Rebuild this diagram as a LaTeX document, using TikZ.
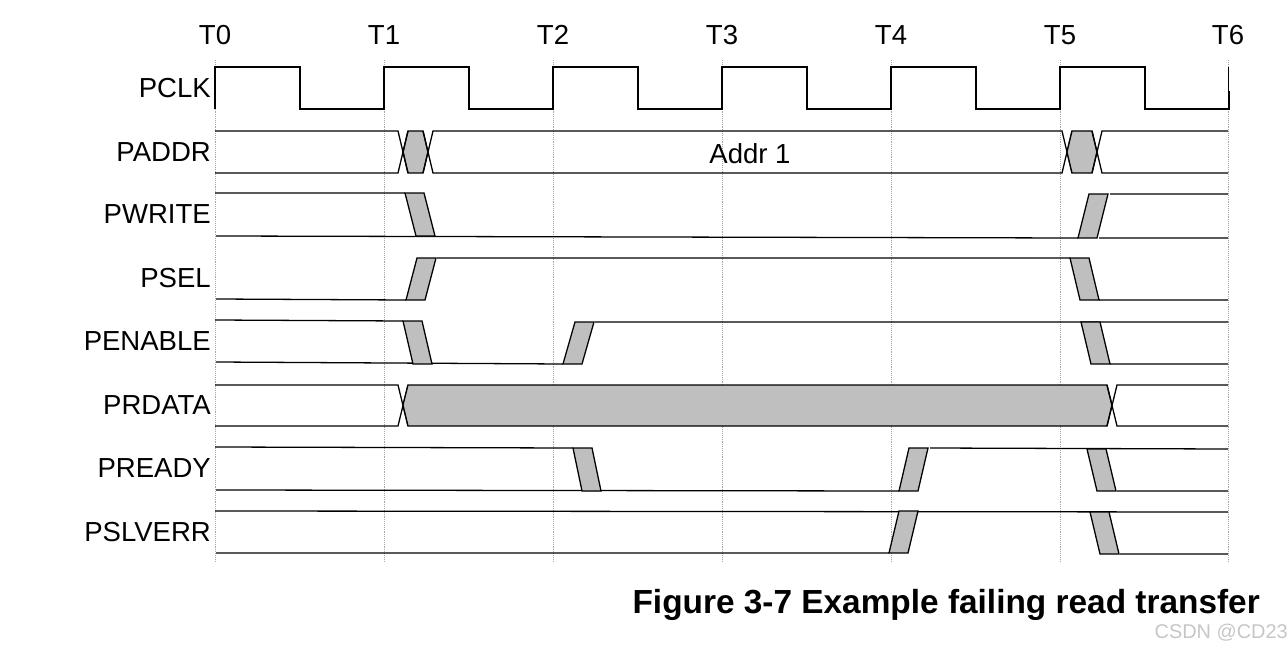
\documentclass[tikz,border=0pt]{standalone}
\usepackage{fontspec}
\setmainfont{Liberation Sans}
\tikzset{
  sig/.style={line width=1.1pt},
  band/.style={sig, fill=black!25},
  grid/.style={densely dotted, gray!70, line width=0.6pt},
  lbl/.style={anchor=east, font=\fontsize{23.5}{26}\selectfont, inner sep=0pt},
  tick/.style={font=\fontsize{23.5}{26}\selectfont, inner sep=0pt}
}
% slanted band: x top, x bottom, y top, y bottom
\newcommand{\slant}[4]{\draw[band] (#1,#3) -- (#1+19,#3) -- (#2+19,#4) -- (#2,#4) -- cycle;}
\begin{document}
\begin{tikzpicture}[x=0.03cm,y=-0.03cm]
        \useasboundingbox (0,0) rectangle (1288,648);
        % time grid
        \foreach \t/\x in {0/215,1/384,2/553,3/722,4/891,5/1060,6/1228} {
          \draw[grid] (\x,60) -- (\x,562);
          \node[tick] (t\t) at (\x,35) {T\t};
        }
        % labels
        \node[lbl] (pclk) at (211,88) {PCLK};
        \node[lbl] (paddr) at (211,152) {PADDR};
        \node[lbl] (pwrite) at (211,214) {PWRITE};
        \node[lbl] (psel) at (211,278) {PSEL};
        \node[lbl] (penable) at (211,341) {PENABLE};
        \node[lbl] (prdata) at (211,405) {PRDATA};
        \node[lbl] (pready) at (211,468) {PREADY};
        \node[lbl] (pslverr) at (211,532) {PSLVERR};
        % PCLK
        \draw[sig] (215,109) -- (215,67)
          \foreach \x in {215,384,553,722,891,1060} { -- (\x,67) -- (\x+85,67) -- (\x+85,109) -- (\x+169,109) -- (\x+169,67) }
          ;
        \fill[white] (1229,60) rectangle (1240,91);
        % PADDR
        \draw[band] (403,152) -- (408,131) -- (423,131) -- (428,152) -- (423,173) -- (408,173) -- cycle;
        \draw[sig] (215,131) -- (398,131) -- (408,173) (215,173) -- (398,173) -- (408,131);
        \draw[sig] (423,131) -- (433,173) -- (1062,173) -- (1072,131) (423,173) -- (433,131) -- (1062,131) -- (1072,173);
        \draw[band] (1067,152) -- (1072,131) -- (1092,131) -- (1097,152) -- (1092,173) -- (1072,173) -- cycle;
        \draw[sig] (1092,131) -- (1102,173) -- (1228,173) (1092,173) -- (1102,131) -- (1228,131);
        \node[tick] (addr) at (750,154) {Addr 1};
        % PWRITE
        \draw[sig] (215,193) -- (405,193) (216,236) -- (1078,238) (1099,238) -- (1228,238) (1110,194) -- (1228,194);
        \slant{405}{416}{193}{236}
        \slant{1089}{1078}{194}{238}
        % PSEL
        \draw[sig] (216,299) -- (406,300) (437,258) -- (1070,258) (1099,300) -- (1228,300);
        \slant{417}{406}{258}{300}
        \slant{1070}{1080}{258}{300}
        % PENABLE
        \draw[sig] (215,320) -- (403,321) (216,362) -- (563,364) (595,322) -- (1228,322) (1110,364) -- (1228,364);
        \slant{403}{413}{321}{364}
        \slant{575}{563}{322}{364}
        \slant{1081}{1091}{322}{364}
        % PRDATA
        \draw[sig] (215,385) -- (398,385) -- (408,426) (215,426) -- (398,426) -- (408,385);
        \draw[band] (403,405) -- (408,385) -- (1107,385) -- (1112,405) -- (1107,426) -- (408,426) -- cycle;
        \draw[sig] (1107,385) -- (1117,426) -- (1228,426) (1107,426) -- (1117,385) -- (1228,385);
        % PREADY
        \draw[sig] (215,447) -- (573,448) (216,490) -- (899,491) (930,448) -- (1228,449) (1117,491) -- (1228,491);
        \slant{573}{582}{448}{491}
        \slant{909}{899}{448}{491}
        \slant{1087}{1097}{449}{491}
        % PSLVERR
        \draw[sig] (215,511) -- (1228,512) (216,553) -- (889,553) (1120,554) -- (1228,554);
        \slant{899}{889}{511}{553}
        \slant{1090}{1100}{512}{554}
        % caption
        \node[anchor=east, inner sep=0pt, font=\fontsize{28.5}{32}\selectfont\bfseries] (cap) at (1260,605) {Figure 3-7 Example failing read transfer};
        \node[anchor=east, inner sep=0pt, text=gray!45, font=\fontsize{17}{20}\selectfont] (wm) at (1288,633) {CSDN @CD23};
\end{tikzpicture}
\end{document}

» Task goal
Quote everything in the listing above exactly; pictures are the only thing to omit.

» Complete response
Rebuild this diagram as a LaTeX document, using TikZ.
\documentclass[tikz,border=0pt]{standalone}
\usepackage{fontspec}
\setmainfont{Liberation Sans}
\tikzset{
  sig/.style={line width=1.1pt},
  band/.style={sig, fill=black!25},
  grid/.style={densely dotted, gray!70, line width=0.6pt},
  lbl/.style={anchor=east, font=\fontsize{23.5}{26}\selectfont, inner sep=0pt},
  tick/.style={font=\fontsize{23.5}{26}\selectfont, inner sep=0pt}
}
% slanted band: x top, x bottom, y top, y bottom
\newcommand{\slant}[4]{\draw[band] (#1,#3) -- (#1+19,#3) -- (#2+19,#4) -- (#2,#4) -- cycle;}
\begin{document}
\begin{tikzpicture}[x=0.03cm,y=-0.03cm]
        \useasboundingbox (0,0) rectangle (1288,648);
        % time grid
        \foreach \t/\x in {0/215,1/384,2/553,3/722,4/891,5/1060,6/1228} {
          \draw[grid] (\x,60) -- (\x,562);
          \node[tick] (t\t) at (\x,35) {T\t};
        }
        % labels
        \node[lbl] (pclk) at (211,88) {PCLK};
        \node[lbl] (paddr) at (211,152) {PADDR};
        \node[lbl] (pwrite) at (211,214) {PWRITE};
        \node[lbl] (psel) at (211,278) {PSEL};
        \node[lbl] (penable) at (211,341) {PENABLE};
        \node[lbl] (prdata) at (211,405) {PRDATA};
        \node[lbl] (pready) at (211,468) {PREADY};
        \node[lbl] (pslverr) at (211,532) {PSLVERR};
        % PCLK
        \draw[sig] (215,109) -- (215,67)
          \foreach \x in {215,384,553,722,891,1060} { -- (\x,67) -- (\x+85,67) -- (\x+85,109) -- (\x+169,109) -- (\x+169,67) }
          ;
        \fill[white] (1229,60) rectangle (1240,91);
        % PADDR
        \draw[band] (403,152) -- (408,131) -- (423,131) -- (428,152) -- (423,173) -- (408,173) -- cycle;
        \draw[sig] (215,131) -- (398,131) -- (408,173) (215,173) -- (398,173) -- (408,131);
        \draw[sig] (423,131) -- (433,173) -- (1062,173) -- (1072,131) (423,173) -- (433,131) -- (1062,131) -- (1072,173);
        \draw[band] (1067,152) -- (1072,131) -- (1092,131) -- (1097,152) -- (1092,173) -- (1072,173) -- cycle;
        \draw[sig] (1092,131) -- (1102,173) -- (1228,173) (1092,173) -- (1102,131) -- (1228,131);
        \node[tick] (addr) at (750,154) {Addr 1};
        % PWRITE
        \draw[sig] (215,193) -- (405,193) (216,236) -- (1078,238) (1099,238) -- (1228,238) (1110,194) -- (1228,194);
        \slant{405}{416}{193}{236}
        \slant{1089}{1078}{194}{238}
        % PSEL
        \draw[sig] (216,299) -- (406,300) (437,258) -- (1070,258) (1099,300) -- (1228,300);
        \slant{417}{406}{258}{300}
        \slant{1070}{1080}{258}{300}
        % PENABLE
        \draw[sig] (215,320) -- (403,321) (216,362) -- (563,364) (595,322) -- (1228,322) (1110,364) -- (1228,364);
        \slant{403}{413}{321}{364}
        \slant{575}{563}{322}{364}
        \slant{1081}{1091}{322}{364}
        % PRDATA
        \draw[sig] (215,385) -- (398,385) -- (408,426) (215,426) -- (398,426) -- (408,385);
        \draw[band] (403,405) -- (408,385) -- (1107,385) -- (1112,405) -- (1107,426) -- (408,426) -- cycle;
        \draw[sig] (1107,385) -- (1117,426) -- (1228,426) (1107,426) -- (1117,385) -- (1228,385);
        % PREADY
        \draw[sig] (215,447) -- (573,448) (216,490) -- (899,491) (930,448) -- (1228,449) (1117,491) -- (1228,491);
        \slant{573}{582}{448}{491}
        \slant{909}{899}{448}{491}
        \slant{1087}{1097}{449}{491}
        % PSLVERR
        \draw[sig] (215,511) -- (1228,512) (216,553) -- (889,553) (1120,554) -- (1228,554);
        \slant{899}{889}{511}{553}
        \slant{1090}{1100}{512}{554}
        % caption
        \node[anchor=east, inner sep=0pt, font=\fontsize{28.5}{32}\selectfont\bfseries] (cap) at (1260,605) {Figure 3-7 Example failing read transfer};
        \node[anchor=east, inner sep=0pt, text=gray!45, font=\fontsize{17}{20}\selectfont] (wm) at (1288,633) {CSDN @CD23};
\end{tikzpicture}
\end{document}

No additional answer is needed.